GIVEN TASK
Transcribe the records that follow in their entirety, omitting any pictures.

PROVIDED ENTRIES
▼▼▼
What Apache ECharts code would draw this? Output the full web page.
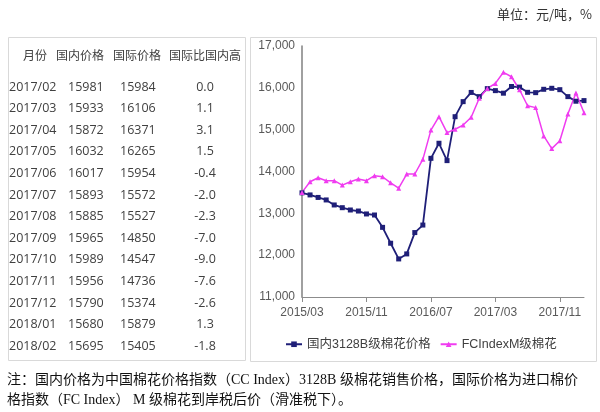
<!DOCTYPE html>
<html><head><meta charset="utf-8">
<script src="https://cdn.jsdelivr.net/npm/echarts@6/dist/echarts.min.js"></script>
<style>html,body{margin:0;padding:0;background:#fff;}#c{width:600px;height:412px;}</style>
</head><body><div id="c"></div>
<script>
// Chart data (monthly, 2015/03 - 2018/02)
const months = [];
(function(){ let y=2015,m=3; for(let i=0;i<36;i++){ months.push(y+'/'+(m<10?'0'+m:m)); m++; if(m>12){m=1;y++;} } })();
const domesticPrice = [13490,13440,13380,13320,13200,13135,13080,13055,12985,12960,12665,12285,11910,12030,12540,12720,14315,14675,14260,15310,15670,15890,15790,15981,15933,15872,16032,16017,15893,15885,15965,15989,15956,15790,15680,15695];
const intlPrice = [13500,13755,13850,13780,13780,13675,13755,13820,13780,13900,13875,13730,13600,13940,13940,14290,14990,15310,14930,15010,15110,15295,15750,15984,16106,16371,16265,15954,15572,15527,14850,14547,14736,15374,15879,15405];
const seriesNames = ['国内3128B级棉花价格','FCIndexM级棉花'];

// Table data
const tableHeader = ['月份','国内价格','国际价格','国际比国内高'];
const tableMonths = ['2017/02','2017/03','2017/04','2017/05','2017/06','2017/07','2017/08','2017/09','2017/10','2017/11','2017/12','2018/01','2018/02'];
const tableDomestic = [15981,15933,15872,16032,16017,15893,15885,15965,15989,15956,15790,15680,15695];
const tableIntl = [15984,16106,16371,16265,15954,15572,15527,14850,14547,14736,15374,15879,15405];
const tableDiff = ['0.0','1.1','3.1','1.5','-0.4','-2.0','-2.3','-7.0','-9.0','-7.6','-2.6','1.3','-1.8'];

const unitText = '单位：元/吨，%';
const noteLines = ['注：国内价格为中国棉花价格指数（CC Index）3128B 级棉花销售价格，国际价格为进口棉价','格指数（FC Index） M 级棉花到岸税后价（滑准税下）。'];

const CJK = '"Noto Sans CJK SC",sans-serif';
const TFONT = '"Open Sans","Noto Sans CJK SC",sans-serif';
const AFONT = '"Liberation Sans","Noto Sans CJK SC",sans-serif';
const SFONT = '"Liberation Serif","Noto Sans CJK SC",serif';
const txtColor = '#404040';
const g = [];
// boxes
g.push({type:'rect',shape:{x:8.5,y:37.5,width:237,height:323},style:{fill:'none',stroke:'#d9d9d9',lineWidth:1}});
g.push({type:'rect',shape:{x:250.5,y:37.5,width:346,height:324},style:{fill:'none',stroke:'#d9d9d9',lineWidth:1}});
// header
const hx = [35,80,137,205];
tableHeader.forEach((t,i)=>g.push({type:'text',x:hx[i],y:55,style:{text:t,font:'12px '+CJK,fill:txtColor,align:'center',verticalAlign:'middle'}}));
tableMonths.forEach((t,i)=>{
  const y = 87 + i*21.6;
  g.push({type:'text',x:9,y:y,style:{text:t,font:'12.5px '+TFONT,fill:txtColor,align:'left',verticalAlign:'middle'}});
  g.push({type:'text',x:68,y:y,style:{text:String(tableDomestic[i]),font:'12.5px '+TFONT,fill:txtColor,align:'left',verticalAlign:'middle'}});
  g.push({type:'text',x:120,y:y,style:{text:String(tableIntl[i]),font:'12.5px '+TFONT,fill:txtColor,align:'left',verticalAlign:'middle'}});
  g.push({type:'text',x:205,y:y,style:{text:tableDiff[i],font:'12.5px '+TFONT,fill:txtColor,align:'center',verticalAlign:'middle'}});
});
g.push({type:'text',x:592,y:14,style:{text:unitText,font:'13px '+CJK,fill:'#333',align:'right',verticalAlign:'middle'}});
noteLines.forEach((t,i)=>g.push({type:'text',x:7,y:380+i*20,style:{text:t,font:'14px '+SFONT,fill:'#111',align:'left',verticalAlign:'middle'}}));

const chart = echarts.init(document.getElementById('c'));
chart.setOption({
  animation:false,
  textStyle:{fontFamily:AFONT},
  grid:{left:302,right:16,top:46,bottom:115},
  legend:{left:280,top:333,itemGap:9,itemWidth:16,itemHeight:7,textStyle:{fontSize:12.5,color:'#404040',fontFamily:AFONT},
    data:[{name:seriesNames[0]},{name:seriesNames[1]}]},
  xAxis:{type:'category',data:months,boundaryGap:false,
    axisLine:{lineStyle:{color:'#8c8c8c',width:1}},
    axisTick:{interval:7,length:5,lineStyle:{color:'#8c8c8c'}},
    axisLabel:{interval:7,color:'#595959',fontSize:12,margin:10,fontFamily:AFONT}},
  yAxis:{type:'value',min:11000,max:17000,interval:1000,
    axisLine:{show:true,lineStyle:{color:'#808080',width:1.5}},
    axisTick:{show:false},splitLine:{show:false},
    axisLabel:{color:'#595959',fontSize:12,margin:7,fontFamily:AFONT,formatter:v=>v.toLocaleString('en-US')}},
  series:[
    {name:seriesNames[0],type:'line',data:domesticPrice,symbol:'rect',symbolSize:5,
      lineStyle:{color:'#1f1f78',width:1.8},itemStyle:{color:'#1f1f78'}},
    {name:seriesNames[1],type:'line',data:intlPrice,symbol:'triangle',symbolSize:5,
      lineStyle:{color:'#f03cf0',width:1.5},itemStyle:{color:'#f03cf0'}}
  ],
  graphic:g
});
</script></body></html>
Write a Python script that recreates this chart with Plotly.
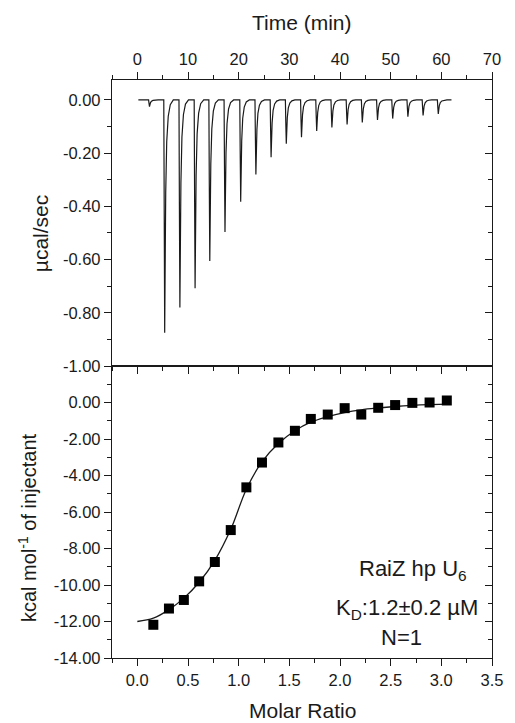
▲▲▲
FULL OUTPUT
What Apache ECharts code would draw this? Output the full web page.
<!DOCTYPE html>
<html><head><meta charset="utf-8">
<script src="https://cdn.jsdelivr.net/npm/echarts@6/dist/echarts.min.js"></script>
<style>html,body{margin:0;padding:0;background:#fff;}#c{width:600px;height:412px;}</style>
</head><body><div id="c"></div>
<script>
// Chart data (monthly, 2015/03 - 2018/02)
const months = [];
(function(){ let y=2015,m=3; for(let i=0;i<36;i++){ months.push(y+'/'+(m<10?'0'+m:m)); m++; if(m>12){m=1;y++;} } })();
const domesticPrice = [13490,13440,13380,13320,13200,13135,13080,13055,12985,12960,12665,12285,11910,12030,12540,12720,14315,14675,14260,15310,15670,15890,15790,15981,15933,15872,16032,16017,15893,15885,15965,15989,15956,15790,15680,15695];
const intlPrice = [13500,13755,13850,13780,13780,13675,13755,13820,13780,13900,13875,13730,13600,13940,13940,14290,14990,15310,14930,15010,15110,15295,15750,15984,16106,16371,16265,15954,15572,15527,14850,14547,14736,15374,15879,15405];
const seriesNames = ['国内3128B级棉花价格','FCIndexM级棉花'];

// Table data
const tableHeader = ['月份','国内价格','国际价格','国际比国内高'];
const tableMonths = ['2017/02','2017/03','2017/04','2017/05','2017/06','2017/07','2017/08','2017/09','2017/10','2017/11','2017/12','2018/01','2018/02'];
const tableDomestic = [15981,15933,15872,16032,16017,15893,15885,15965,15989,15956,15790,15680,15695];
const tableIntl = [15984,16106,16371,16265,15954,15572,15527,14850,14547,14736,15374,15879,15405];
const tableDiff = ['0.0','1.1','3.1','1.5','-0.4','-2.0','-2.3','-7.0','-9.0','-7.6','-2.6','1.3','-1.8'];

const unitText = '单位：元/吨，%';
const noteLines = ['注：国内价格为中国棉花价格指数（CC Index）3128B 级棉花销售价格，国际价格为进口棉价','格指数（FC Index） M 级棉花到岸税后价（滑准税下）。'];

const CJK = '"Noto Sans CJK SC",sans-serif';
const TFONT = '"Open Sans","Noto Sans CJK SC",sans-serif';
const AFONT = '"Liberation Sans","Noto Sans CJK SC",sans-serif';
const SFONT = '"Liberation Serif","Noto Sans CJK SC",serif';
const txtColor = '#404040';
const g = [];
// boxes
g.push({type:'rect',shape:{x:8.5,y:37.5,width:237,height:323},style:{fill:'none',stroke:'#d9d9d9',lineWidth:1}});
g.push({type:'rect',shape:{x:250.5,y:37.5,width:346,height:324},style:{fill:'none',stroke:'#d9d9d9',lineWidth:1}});
// header
const hx = [35,80,137,205];
tableHeader.forEach((t,i)=>g.push({type:'text',x:hx[i],y:55,style:{text:t,font:'12px '+CJK,fill:txtColor,align:'center',verticalAlign:'middle'}}));
tableMonths.forEach((t,i)=>{
  const y = 87 + i*21.6;
  g.push({type:'text',x:9,y:y,style:{text:t,font:'12.5px '+TFONT,fill:txtColor,align:'left',verticalAlign:'middle'}});
  g.push({type:'text',x:68,y:y,style:{text:String(tableDomestic[i]),font:'12.5px '+TFONT,fill:txtColor,align:'left',verticalAlign:'middle'}});
  g.push({type:'text',x:120,y:y,style:{text:String(tableIntl[i]),font:'12.5px '+TFONT,fill:txtColor,align:'left',verticalAlign:'middle'}});
  g.push({type:'text',x:205,y:y,style:{text:tableDiff[i],font:'12.5px '+TFONT,fill:txtColor,align:'center',verticalAlign:'middle'}});
});
g.push({type:'text',x:592,y:14,style:{text:unitText,font:'13px '+CJK,fill:'#333',align:'right',verticalAlign:'middle'}});
noteLines.forEach((t,i)=>g.push({type:'text',x:7,y:380+i*20,style:{text:t,font:'14px '+SFONT,fill:'#111',align:'left',verticalAlign:'middle'}}));

const chart = echarts.init(document.getElementById('c'));
chart.setOption({
  animation:false,
  textStyle:{fontFamily:AFONT},
  grid:{left:302,right:16,top:46,bottom:115},
  legend:{left:280,top:333,itemGap:9,itemWidth:16,itemHeight:7,textStyle:{fontSize:12.5,color:'#404040',fontFamily:AFONT},
    data:[{name:seriesNames[0]},{name:seriesNames[1]}]},
  xAxis:{type:'category',data:months,boundaryGap:false,
    axisLine:{lineStyle:{color:'#8c8c8c',width:1}},
    axisTick:{interval:7,length:5,lineStyle:{color:'#8c8c8c'}},
    axisLabel:{interval:7,color:'#595959',fontSize:12,margin:10,fontFamily:AFONT}},
  yAxis:{type:'value',min:11000,max:17000,interval:1000,
    axisLine:{show:true,lineStyle:{color:'#808080',width:1.5}},
    axisTick:{show:false},splitLine:{show:false},
    axisLabel:{color:'#595959',fontSize:12,margin:7,fontFamily:AFONT,formatter:v=>v.toLocaleString('en-US')}},
  series:[
    {name:seriesNames[0],type:'line',data:domesticPrice,symbol:'rect',symbolSize:5,
      lineStyle:{color:'#1f1f78',width:1.8},itemStyle:{color:'#1f1f78'}},
    {name:seriesNames[1],type:'line',data:intlPrice,symbol:'triangle',symbolSize:5,
      lineStyle:{color:'#f03cf0',width:1.5},itemStyle:{color:'#f03cf0'}}
  ],
  graphic:g
});
</script></body></html>
Write a Python script that recreates this chart with Plotly.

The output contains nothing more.